Dr. Peter Beilenson may be the only health insurance CEO who picks up the phone when reporters call. So Kaiser Health News bothers him a lot. We caught up with the boss of Maryland’s Evergreen Health Co-op late last week to learn how one insurer moved from Obamacare theory to Obamacare practice.

“They have their first appointments,” he said of the plan’s clinics. “We’ve seen our first patients.”

But not nearly as many as the company had hoped for.

A consumer-owned cooperative started with federal loans, Evergreen runs four health centers in metro Baltimore and Greenbelt, near Washington, D.C. Since Oct. 1, the company has struggled with Maryland’s dysfunctional online insurance marketplace, Maryland Health Connection, which so far has enrolled 18,257 people in private health plans like the ones sold by Evergreen.

The online exchange has gotten “mildly better,” Beilenson said.

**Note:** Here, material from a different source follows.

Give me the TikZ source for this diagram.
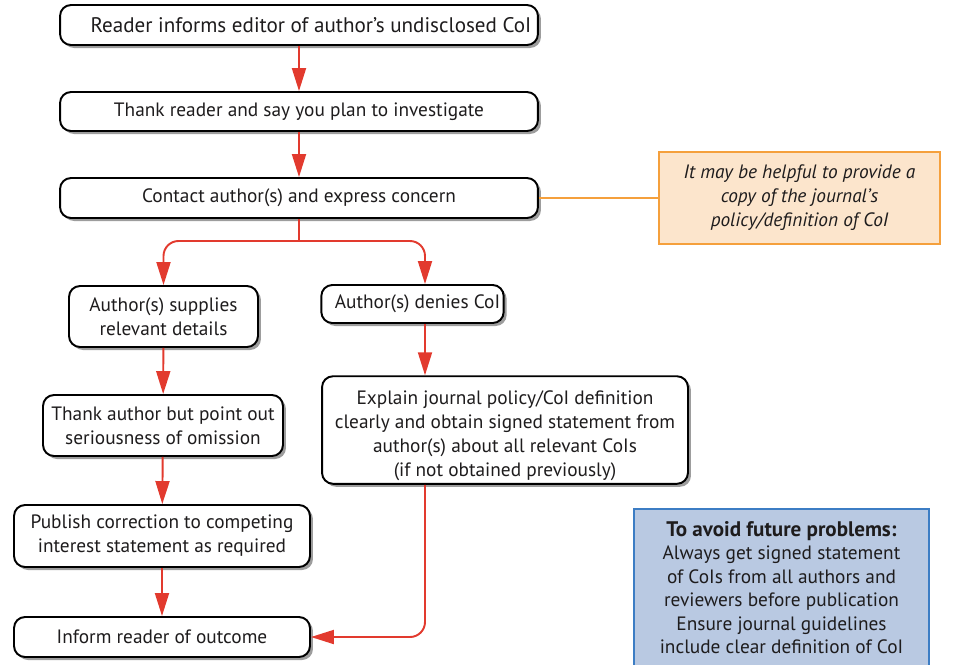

But even after the New Year launch date of coverage under the health law Evergreen got “significant numbers of calls — in the dozens of people — who have tried to go on the exchange for between a week and 10 weeks and have been frozen out,” he said. “Now they’re calling us out of desperation”

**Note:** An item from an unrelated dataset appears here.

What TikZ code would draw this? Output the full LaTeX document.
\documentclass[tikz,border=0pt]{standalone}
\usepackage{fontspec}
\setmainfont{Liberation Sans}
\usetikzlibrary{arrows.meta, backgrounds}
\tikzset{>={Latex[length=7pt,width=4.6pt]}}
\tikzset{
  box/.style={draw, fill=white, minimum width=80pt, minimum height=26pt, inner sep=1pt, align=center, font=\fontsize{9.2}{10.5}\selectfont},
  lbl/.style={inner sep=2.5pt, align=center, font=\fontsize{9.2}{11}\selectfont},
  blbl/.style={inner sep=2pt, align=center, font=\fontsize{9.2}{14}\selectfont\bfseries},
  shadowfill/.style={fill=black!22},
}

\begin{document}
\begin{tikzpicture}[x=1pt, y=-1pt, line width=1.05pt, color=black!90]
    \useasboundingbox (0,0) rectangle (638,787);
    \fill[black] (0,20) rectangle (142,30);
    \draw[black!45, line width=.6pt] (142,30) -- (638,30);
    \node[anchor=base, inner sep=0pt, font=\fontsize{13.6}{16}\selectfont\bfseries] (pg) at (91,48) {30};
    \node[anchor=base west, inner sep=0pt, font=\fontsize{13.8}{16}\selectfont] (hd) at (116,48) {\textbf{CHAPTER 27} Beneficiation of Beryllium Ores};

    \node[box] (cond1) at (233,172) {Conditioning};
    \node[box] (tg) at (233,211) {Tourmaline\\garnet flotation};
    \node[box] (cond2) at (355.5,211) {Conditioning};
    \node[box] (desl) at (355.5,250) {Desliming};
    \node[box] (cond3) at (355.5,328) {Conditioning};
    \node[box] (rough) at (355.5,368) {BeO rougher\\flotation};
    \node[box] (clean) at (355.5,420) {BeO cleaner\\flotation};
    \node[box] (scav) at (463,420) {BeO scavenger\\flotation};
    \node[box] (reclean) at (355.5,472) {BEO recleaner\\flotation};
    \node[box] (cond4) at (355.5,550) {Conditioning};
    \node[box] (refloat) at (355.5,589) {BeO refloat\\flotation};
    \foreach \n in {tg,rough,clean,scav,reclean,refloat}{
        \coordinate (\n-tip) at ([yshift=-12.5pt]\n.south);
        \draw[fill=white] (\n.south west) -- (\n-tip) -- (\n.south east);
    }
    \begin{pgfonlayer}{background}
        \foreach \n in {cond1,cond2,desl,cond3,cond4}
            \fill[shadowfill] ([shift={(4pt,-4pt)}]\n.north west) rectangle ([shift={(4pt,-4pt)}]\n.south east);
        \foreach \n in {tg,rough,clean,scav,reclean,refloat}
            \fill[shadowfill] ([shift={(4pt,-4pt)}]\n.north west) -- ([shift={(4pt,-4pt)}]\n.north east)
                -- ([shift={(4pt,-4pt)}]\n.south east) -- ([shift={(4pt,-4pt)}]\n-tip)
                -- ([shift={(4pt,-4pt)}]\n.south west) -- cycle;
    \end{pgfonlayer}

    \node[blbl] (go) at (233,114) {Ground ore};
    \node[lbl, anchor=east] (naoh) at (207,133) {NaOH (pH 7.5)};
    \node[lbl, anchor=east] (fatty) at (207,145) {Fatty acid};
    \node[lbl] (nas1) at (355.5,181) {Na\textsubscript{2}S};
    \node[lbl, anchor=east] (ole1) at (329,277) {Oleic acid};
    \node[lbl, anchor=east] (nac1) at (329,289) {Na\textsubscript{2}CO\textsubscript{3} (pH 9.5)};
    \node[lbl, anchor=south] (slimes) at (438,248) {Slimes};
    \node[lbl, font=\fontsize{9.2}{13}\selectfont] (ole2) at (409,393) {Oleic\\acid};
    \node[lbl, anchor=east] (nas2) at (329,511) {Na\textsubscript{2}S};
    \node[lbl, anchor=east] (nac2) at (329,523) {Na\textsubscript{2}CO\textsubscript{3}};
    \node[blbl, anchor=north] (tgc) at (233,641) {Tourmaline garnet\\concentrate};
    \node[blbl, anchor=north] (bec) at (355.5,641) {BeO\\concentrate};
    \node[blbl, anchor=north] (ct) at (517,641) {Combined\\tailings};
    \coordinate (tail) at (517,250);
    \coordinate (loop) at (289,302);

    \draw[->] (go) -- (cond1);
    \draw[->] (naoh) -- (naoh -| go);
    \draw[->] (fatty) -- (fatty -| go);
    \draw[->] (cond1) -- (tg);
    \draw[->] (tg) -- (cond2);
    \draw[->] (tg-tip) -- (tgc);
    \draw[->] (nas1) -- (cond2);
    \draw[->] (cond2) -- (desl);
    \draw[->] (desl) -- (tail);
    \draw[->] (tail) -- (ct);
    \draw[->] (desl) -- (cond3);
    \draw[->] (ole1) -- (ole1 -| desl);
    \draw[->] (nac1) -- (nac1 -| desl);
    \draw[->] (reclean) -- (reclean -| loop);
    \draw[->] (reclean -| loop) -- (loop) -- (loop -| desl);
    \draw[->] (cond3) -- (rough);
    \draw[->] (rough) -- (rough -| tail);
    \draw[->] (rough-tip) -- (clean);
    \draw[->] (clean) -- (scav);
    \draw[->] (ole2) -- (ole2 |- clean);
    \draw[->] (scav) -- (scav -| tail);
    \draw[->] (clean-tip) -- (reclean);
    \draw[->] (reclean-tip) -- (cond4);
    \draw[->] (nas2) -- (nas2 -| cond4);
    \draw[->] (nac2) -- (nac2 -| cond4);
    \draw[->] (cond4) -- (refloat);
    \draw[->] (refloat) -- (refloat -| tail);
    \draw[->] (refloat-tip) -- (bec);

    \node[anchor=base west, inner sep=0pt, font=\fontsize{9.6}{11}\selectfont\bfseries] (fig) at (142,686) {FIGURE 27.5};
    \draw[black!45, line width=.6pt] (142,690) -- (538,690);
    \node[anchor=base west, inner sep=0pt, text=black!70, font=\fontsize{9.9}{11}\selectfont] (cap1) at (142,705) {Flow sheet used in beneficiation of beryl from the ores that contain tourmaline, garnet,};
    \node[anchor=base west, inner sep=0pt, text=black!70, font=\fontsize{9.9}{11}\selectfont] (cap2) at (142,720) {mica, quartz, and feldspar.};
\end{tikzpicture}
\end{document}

Evergreen would try to enroll subscribers through the first week in January for coverage retroactive to Jan. 1, he said. After that, new enrollees will get care starting Feb. 1. Individuals can sign up through March 31, the end of open enrollment for 2014.

The Obama administration has asked insurers to be flexible in offering coverage to consumers with trouble signing up and paying on time. On Friday Maryland Gov. Martin O’Malley called for legislation that would expand a state-run plan for high-risk subscribers to include those who were unable to sign up on Maryland Health Connection.

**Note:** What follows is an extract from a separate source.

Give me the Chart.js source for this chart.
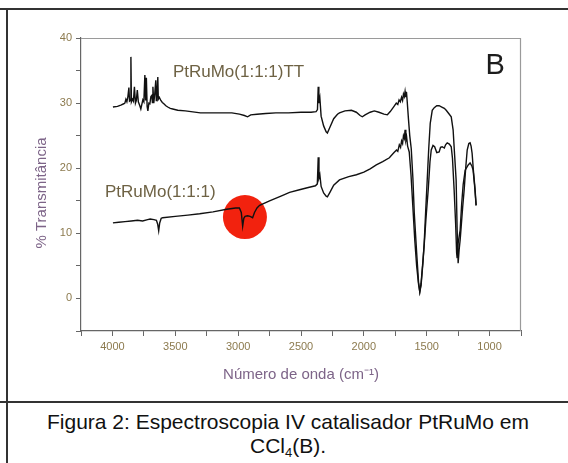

Enrollment on Maryland Health Connection still isn’t easy, even with Evergreen’s staff trying to walk customers though the process of signing up for subsidized coverage.

On average, “we kind of jam through five or six a day — that’s how hard it is,” Beilenson said. He estimates more than 1,o00 people eligible for subsidies are waiting to sign up as Evergreen customers on individual or family policies. But fewer than 200 had bought individual plans as of Thursday.

The plan has higher hopes for gaining members though policies sponsored by employers. When it became clear in October that online signups for individuals would be a problem, Evergreen switched tactics.

“Clearly the majority of our enrollment is going to come initially from small business,” Beilenson said. So far the plan has signed or is close to signing more than 100 employers and expects to have “a couple thousand” members in business-sponsored plans by March.

Evergreen hopes eventually to gain 15,000 or 20,000 members. Like other co-ops financed under the Affordable Care Act, it needs to quickly gain subscribers and revenue to pay back government loans. But it doesn’t need to enroll them all the first year, Beilenson has said.